McKie's Harold Wilson story is pleasantly witty, though:
Perhaps the most famous heckle of the last 50 years was uttered by some anonymous hero in the dockyard town of Chatham, where Harold Wilson was making a speech. Having hymned the nation's maritime glories, Wilson asked what he meant to be a purely rhetorical question: "And why am I saying all this?" To which a voice from the back of the hall replied, "Because you are in Chatham" - thus teasing, if not yanking, out the essential truth that Wilson was simply buttering them up because he wanted their votes.
This led me to wonder if there was a classic heckle archive on the 'Net. Putting heckling in Google doesn't bring up doesn't bring one up exactly but it does show some comment worthy stuff. It seems split half and half between rules of heckling and dealing with hecklers. The rules I certainly don't get. They seem to be aimed at sports hecklers and a sample collection of rules goes like this:
1. No profanity.
2. Nothing purely personal.
3. Keep pouring it on.
4. Know your players.
5. Don't be shouted down.
6. Take it as well as give it.
7. Give the old-timer a chance - he was a rookie once.
Now, unless I've misunderstood heckling, rules 2, 6 and 7 are just about the opposite of a good heckle. The problem here it seems to me that a sports heckle should really be a chant and one bloke shouting at a team is futile -- unless you're trying to rile up Gary Neville and his big, full moustache.
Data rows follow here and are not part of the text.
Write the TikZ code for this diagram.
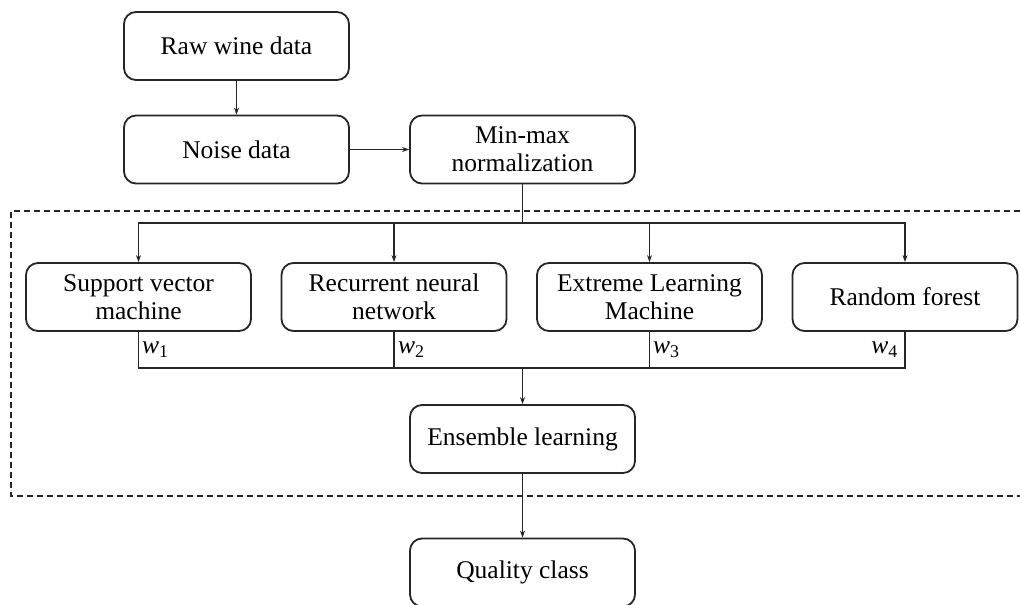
\documentclass[tikz,border=0pt]{standalone}
\usepackage{fontspec}
\setmainfont{Liberation Serif}
\usetikzlibrary{arrows.meta}
\begin{document}
\begin{tikzpicture}[x=1pt,y=-1pt,
  box/.style={draw=black!85, line width=1.8pt, rounded corners=12pt, minimum width=225pt, minimum height=68pt,
    inner sep=0pt, align=center, font=\fontsize{25.5}{28}\selectfont},
  arr/.style={draw=black!85, line width=1.6pt, -{Stealth[length=7pt,width=5pt]}},
  ln/.style={draw=black!85, line width=1.6pt},
  dbox/.style={draw=black!85, line width=1.4pt, dash pattern=on 6pt off 4pt},
  wlab/.style={font=\fontsize{25.5}{28}\selectfont, inner sep=0pt}]
\useasboundingbox (0,0) rectangle (1020,605);
\draw[dbox] (1020,211) -- (11,211) -- (11,496) -- (1020,496);
\node[box] (raw) at (236.5,46) {Raw wine data};
\node[box] (noise) at (236.5,149.5) {Noise data};
\node[box] (mm) at (522.5,149.5) {Min-max\\normalization};
\node[box] (svm) at (138.5,297) {Support vector\\machine};
\node[box] (rnn) at (394,297) {Recurrent neural\\network};
\node[box] (elm) at (649.5,297) {Extreme Learning\\Machine};
\node[box] (rf) at (905,297) {Random forest};
\node[box] (ens) at (522.5,439) {Ensemble learning};
\node[box] (qc) at (522.5,572.5) {Quality class};
\coordinate (split) at (522.5,223);
\coordinate (join) at (522.5,368);
\draw[arr] (raw) -- (noise);
\draw[arr] (noise) -- (mm);
\draw[ln] (mm.south) -- (split);
\draw[arr] (split) -| (svm.north);
\draw[arr] (split) -| (rnn.north);
\draw[arr] (split) -| (elm.north);
\draw[arr] (split) -| (rf.north);
\draw[ln] (svm.south) |- (join);
\draw[ln] (rnn.south) |- (join);
\draw[ln] (elm.south) |- (join);
\draw[ln] (rf.south) |- (join);
\draw[arr] (join) -- (ens);
\draw[arr] (ens) -- (qc);
\node[wlab, anchor=west] (w1) at (142,350) {\textit{w}\textsubscript{1}};
\node[wlab, anchor=west] (w2) at (398,350) {\textit{w}\textsubscript{2}};
\node[wlab, anchor=west] (w3) at (653,350) {\textit{w}\textsubscript{3}};
\node[wlab, anchor=east] (w4) at (898,350) {\textit{w}\textsubscript{4}};
\end{tikzpicture}
\end{document}
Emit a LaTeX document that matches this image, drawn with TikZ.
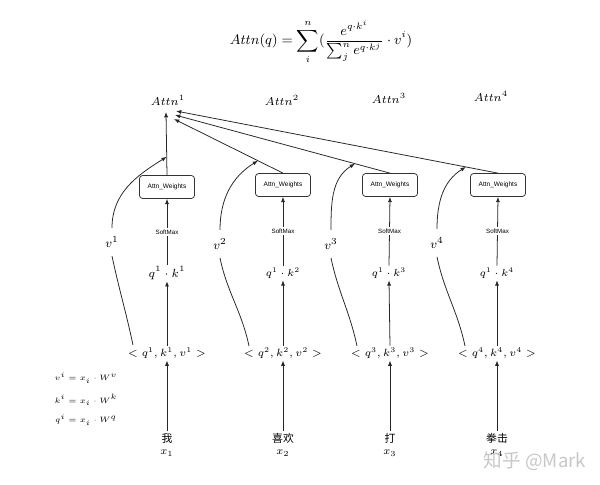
\RequirePackage{fix-cm}
\documentclass[tikz,border=0pt]{standalone}
\usepackage{fontspec}
\newfontfamily\cjk{Noto Sans CJK SC}
\newfontfamily\hel{Liberation Sans}
\usetikzlibrary{arrows.meta,calc}
\begin{document}
\begin{tikzpicture}[x=0.645pt,y=0.645pt,
  ln/.style={draw=black!85, line width=0.5pt},
  arr/.style={ln,-{Latex[length=3.4pt,width=2.6pt]}},
  mlab/.style={font=\fontsize{7.4}{9}\selectfont, inner sep=1pt},
  trlab/.style={font=\fontsize{6.8}{8}\selectfont, inner sep=1pt},
  qklab/.style={font=\fontsize{6.6}{8}\selectfont, inner sep=1pt},
  wbox/.style={draw=black!80, line width=0.5pt, rounded corners=2pt, minimum width=35.5pt, minimum height=14.8pt, font=\hel\fontsize{4.2}{5}\selectfont, inner sep=0pt},
  smx/.style={fill=white, font=\hel\fontsize{4}{5}\selectfont, inner sep=1pt},
  vlab/.style={font=\fontsize{8}{9}\selectfont, inner xsep=1pt, inner ysep=5.5pt},
  word/.style={font=\cjk\fontsize{7}{8}\selectfont, inner sep=1pt},
  xlab/.style={font=\fontsize{7}{8}\selectfont, inner sep=1pt},
  eqn/.style={font=\fontsize{5}{6}\selectfont, inner sep=1pt}
]
\useasboundingbox (0,0) rectangle (600,-484);

% formula
\node[font=\fontsize{9}{11}\selectfont] (f) at (321,-42)
  {$\displaystyle Attn(q)=\sum_i^n(\frac{e^{q\cdot k^i}}{\sum_j^n e^{q\cdot k^j}}\cdot v^i)$};

% attention outputs
\node[mlab] (at1) at (168,-100) {$Attn^1$};
\node[mlab] (at2) at (282,-100) {$Attn^2$};
\node[mlab] (at3) at (389,-98) {$Attn^3$};
\node[mlab] (at4) at (491,-96) {$Attn^4$};

\coordinate (t1) at (166,-112);
\coordinate (t2) at (174,-119);
\coordinate (t3) at (175,-115);
\coordinate (t4) at (176,-111);

% weight boxes
\node[wbox] (b1) at (167,-187) {Attn\_Weights};
\node[wbox] (b2) at (283,-185) {Attn\_Weights};
\node[wbox] (b3) at (390,-185) {Attn\_Weights};
\node[wbox] (b4) at (498,-185) {Attn\_Weights};

% q.k
\node[qklab, font=\fontsize{7.6}{9}\selectfont] (qk1) at (167,-273) {$q^1\cdot k^1$};
\node[qklab] (qk2) at (283,-273) {$q^1\cdot k^2$};
\node[qklab] (qk3) at (389,-273) {$q^1\cdot k^3$};
\node[qklab] (qk4) at (497,-273) {$q^1\cdot k^4$};

% triples
\node[trlab] (tr1) at (167,-353) {$<q^1,k^1,v^1>$};
\node[trlab] (tr2) at (283,-353) {$<q^2,k^2,v^2>$};
\node[trlab] (tr3) at (390,-353) {$<q^3,k^3,v^3>$};
\node[trlab] (tr4) at (497,-353) {$<q^4,k^4,v^4>$};

% words
\node[word] (w1) at (167,-438) {我};
\node[word] (w2) at (283,-438) {喜欢};
\node[word] (w3) at (390,-438) {打};
\node[word] (w4) at (497,-438) {拳击};
\node[xlab] (x1) at (167,-453) {$x_1$};
\node[xlab] (x2) at (283,-453) {$x_2$};
\node[xlab] (x3) at (390,-453) {$x_3$};
\node[xlab] (x4) at (497,-453) {$x_4$};

% left equations
\node[eqn] (e_v) at (86,-378) {$v^i = x_i\cdot W^v$};
\node[eqn] (e_k) at (86,-400) {$k^i = x_i\cdot W^k$};
\node[eqn] (e_q) at (86,-420) {$q^i = x_i\cdot W^q$};

% watermark
\node[font=\cjk\fontsize{12}{14}\selectfont, text=black!22] (wm) at (535,-461) {知乎 @Mark};

% vertical arrows
\foreach \i in {1,2,3,4}{
  \draw[arr] (w\i.north) -- (tr\i.south);
  \draw[arr] (tr\i.north) -- (qk\i.south);
  \draw[arr] (qk\i.north) -- node[smx] {SoftMax} (b\i.south);
  \draw[arr] (b\i.north) -- (t\i);
}

% value curves
\coordinate (s1) at (133,-345);
\coordinate (s2) at (249,-346);
\coordinate (s3) at (357,-346);
\coordinate (s4) at (465,-346);
\node[vlab] (v1) at (112,-242) {$v^1$};
\node[vlab] (v2) at (220,-244) {$v^2$};
\node[vlab] (v3) at (331,-244) {$v^3$};
\node[vlab] (v4) at (437,-243) {$v^4$};
\coordinate (e1) at ($(b1.north)!0.29!(t1)$);
\coordinate (e2) at ($(b2.north)!0.23!(t2)$);
\coordinate (e3) at ($(b3.north)!0.163!(t3)$);
\coordinate (e4) at ($(b4.north)!0.10!(t4)$);
\foreach \i in {1,2,3,4}{
  \draw[ln] (s\i) to[out=102,in=-78] (v\i.south);
  \draw[arr] (v\i.north) to[out=90,in=212] (e\i);
}
\end{tikzpicture}
\end{document}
The other problem is having rules seems to play into the self-importance of the heckler. He may well be a brainless dimwit, but he has a code. And thereby hangs another problem, most heckles aren't that good and the object of your heckle has had years honing his comeback skills. The comebacks, then, are often better than anything the heckler could have thought up. This page has some classics:
"That's okay pal, I remember when I had *my* first beer."
"It's all done with wires"
"look, I've only got 20 minutes to make a fool out of myself and you have the rest of your life, so shut up."
"Do I come to your work & tell you how to sweep up?" -- Billy Connoly
It also links to a canonical list of just about every prepared put down you could think of.
Then, though, there's the famous incident in Chicago where Bill Hicks finally has enough with the woman telling him he sucks and the guys shouting "Freebird" (whoda thunk it) and totally loses it. Search around it's on the 'Net somewhere.